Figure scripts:

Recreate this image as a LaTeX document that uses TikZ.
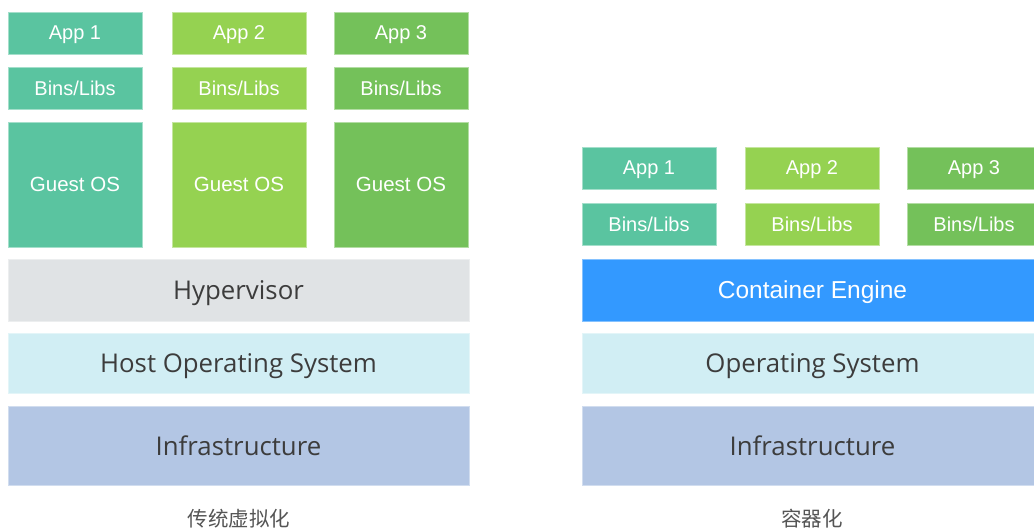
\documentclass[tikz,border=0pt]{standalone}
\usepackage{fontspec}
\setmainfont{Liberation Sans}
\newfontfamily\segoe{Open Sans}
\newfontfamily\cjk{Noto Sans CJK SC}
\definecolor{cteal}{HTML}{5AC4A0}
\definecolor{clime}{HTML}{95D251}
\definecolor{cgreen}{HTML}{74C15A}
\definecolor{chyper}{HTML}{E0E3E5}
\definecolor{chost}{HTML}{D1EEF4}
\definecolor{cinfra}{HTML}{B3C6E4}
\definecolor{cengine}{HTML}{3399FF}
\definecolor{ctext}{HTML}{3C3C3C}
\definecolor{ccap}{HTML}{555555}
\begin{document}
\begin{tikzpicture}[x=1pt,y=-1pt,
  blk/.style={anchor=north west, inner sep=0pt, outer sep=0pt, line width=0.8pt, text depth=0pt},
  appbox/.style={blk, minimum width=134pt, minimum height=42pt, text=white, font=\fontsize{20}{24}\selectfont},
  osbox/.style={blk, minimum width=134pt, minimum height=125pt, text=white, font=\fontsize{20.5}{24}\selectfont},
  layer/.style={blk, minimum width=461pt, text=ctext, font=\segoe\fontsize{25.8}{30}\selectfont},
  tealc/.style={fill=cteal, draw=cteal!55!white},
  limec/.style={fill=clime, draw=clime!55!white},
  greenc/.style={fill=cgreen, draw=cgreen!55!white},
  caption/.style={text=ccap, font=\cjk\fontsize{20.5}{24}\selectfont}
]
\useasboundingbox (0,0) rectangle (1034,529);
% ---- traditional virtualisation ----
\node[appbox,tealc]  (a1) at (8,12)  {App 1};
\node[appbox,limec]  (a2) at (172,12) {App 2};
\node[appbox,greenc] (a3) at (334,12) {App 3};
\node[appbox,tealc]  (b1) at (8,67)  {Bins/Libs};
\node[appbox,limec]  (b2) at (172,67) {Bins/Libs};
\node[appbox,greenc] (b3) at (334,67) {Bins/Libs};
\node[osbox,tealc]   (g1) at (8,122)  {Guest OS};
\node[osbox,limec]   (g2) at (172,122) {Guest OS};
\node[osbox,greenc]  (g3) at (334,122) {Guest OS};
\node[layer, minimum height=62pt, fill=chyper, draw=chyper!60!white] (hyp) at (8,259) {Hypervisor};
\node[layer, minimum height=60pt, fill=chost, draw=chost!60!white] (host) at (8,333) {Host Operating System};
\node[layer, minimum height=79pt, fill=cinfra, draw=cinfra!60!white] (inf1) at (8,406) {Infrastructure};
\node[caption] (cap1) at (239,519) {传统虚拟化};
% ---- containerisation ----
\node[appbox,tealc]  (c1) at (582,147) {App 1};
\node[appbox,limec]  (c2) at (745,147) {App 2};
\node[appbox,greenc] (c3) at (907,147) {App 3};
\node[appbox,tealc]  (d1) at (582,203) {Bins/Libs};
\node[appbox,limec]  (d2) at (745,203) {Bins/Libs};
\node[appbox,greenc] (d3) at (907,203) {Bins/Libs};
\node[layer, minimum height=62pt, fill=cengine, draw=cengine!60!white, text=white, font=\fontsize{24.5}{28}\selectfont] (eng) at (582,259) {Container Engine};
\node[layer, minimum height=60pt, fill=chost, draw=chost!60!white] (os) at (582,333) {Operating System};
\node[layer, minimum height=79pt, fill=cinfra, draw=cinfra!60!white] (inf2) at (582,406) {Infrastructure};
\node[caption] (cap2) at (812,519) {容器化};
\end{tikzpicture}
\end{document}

==

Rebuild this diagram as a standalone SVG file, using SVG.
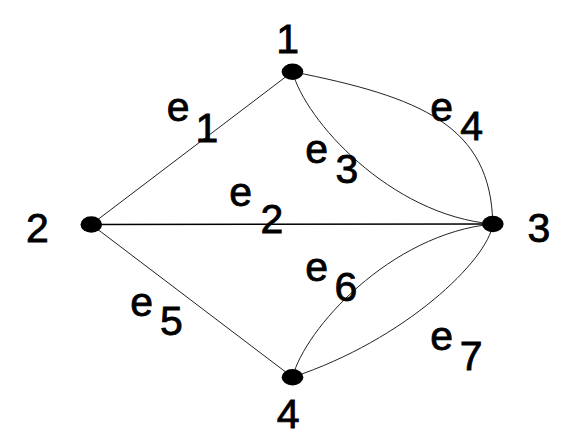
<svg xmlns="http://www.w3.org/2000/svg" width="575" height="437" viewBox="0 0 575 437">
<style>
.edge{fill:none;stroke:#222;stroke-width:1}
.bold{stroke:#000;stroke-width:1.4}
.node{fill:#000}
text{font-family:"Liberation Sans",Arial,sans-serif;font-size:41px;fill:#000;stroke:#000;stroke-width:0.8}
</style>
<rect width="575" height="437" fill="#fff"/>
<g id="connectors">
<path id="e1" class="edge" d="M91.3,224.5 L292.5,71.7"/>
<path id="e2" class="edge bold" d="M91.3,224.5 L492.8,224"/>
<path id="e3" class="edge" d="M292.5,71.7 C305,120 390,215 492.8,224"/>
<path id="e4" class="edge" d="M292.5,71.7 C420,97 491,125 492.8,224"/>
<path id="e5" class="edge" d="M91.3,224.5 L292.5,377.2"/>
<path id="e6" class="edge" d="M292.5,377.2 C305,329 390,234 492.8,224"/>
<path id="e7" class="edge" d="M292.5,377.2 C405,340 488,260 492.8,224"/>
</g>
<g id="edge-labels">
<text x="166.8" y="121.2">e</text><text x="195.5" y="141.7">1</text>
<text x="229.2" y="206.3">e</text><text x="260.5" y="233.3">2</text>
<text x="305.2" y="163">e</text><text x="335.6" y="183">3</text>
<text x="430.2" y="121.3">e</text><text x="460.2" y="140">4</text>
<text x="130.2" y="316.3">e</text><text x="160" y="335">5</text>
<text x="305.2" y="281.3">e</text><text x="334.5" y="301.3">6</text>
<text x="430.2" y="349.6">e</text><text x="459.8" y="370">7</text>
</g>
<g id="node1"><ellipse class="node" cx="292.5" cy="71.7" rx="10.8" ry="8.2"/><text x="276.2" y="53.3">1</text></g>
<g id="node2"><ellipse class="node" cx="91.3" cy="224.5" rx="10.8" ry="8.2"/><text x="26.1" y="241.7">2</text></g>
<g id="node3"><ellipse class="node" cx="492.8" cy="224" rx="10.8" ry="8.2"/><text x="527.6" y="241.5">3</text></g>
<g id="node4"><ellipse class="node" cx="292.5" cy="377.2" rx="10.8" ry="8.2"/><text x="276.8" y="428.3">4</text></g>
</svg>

--

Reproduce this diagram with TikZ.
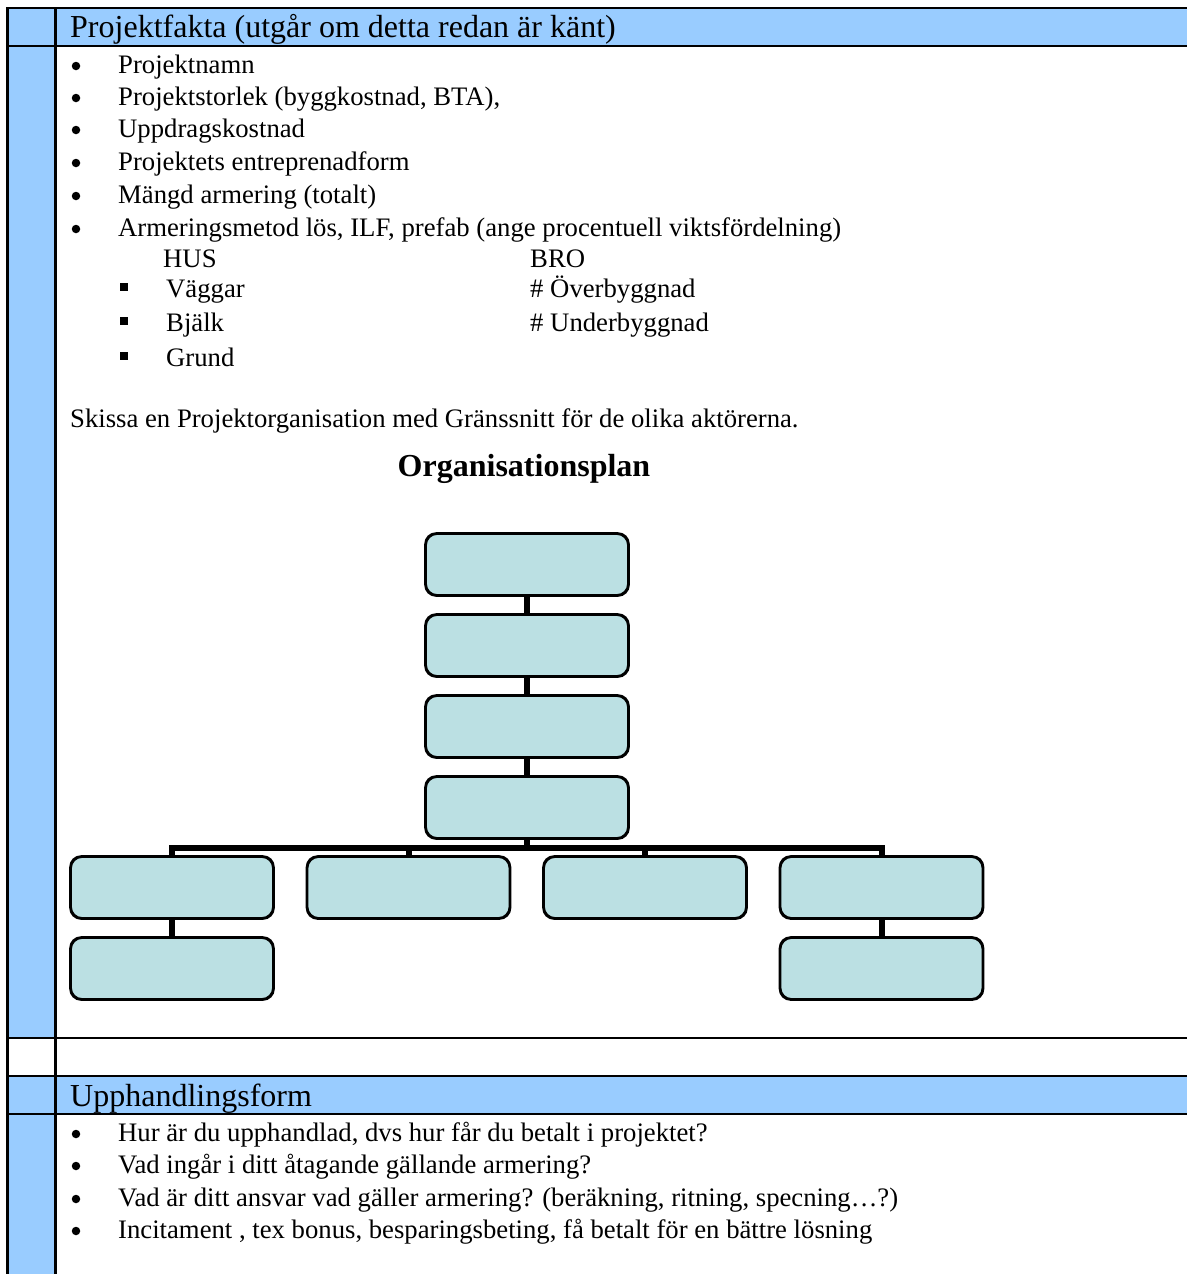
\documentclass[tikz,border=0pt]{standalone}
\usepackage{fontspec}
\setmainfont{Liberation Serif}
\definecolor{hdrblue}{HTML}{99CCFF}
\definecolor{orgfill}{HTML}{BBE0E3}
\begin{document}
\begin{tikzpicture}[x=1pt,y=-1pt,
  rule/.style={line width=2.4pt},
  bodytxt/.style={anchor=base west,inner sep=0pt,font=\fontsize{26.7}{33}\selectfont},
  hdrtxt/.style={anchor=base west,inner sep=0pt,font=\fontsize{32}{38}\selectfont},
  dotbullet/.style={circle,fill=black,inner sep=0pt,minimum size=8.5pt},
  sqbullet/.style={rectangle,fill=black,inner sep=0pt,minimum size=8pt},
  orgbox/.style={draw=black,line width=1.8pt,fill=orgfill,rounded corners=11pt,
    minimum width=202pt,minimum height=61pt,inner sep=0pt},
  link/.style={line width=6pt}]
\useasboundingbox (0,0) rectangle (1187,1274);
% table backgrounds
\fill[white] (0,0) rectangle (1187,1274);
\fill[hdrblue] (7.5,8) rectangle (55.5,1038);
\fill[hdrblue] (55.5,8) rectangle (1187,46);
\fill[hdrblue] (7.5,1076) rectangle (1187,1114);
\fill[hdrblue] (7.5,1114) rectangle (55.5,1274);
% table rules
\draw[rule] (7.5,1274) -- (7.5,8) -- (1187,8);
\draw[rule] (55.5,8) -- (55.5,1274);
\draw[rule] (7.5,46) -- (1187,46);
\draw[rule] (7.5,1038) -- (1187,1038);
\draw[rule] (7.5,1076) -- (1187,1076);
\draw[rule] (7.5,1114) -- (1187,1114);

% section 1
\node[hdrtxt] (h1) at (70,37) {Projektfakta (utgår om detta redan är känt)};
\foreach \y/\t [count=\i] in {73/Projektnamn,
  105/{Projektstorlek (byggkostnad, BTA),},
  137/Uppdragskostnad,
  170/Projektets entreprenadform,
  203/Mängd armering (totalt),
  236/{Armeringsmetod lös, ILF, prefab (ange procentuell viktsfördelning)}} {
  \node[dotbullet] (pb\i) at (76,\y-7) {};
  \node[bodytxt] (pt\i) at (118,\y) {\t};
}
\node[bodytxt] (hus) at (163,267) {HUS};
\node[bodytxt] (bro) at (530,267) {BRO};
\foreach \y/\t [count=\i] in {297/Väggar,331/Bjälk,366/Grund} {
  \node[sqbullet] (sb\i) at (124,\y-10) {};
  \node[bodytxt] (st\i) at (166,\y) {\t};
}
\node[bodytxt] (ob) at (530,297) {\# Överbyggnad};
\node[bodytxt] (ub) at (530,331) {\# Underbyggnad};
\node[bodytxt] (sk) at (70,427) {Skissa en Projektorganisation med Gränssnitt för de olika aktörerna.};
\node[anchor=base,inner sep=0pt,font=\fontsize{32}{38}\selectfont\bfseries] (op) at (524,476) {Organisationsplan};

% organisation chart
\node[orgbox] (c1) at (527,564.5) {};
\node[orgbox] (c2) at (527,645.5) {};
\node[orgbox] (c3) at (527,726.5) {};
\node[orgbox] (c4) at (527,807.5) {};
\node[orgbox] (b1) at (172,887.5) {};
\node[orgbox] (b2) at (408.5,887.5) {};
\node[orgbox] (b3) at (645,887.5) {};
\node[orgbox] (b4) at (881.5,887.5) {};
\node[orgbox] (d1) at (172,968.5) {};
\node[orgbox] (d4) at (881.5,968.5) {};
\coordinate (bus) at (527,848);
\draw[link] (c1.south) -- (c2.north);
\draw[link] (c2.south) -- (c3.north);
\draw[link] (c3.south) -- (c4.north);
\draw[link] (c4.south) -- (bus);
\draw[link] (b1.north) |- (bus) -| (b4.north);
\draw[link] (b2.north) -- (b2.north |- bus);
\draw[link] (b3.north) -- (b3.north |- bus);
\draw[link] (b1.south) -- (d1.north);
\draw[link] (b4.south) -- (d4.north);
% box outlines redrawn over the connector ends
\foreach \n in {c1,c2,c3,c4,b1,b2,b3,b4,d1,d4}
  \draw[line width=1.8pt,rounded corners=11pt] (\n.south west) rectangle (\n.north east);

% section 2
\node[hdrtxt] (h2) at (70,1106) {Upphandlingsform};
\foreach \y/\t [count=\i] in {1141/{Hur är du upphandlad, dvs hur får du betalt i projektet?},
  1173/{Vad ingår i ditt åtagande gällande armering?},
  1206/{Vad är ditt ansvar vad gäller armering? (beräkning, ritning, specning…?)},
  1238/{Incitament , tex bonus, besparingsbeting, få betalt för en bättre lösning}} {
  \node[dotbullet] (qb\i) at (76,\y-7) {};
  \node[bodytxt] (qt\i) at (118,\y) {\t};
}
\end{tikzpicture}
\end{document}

*AIM OF THE TASK*:
Pick out the lines containing the string "this".

*WRITTEN ANSWER*:
Recreate this image as a LaTeX document that uses TikZ.
Rebuild this diagram as a standalone SVG file, using SVG.
Reproduce this diagram with TikZ.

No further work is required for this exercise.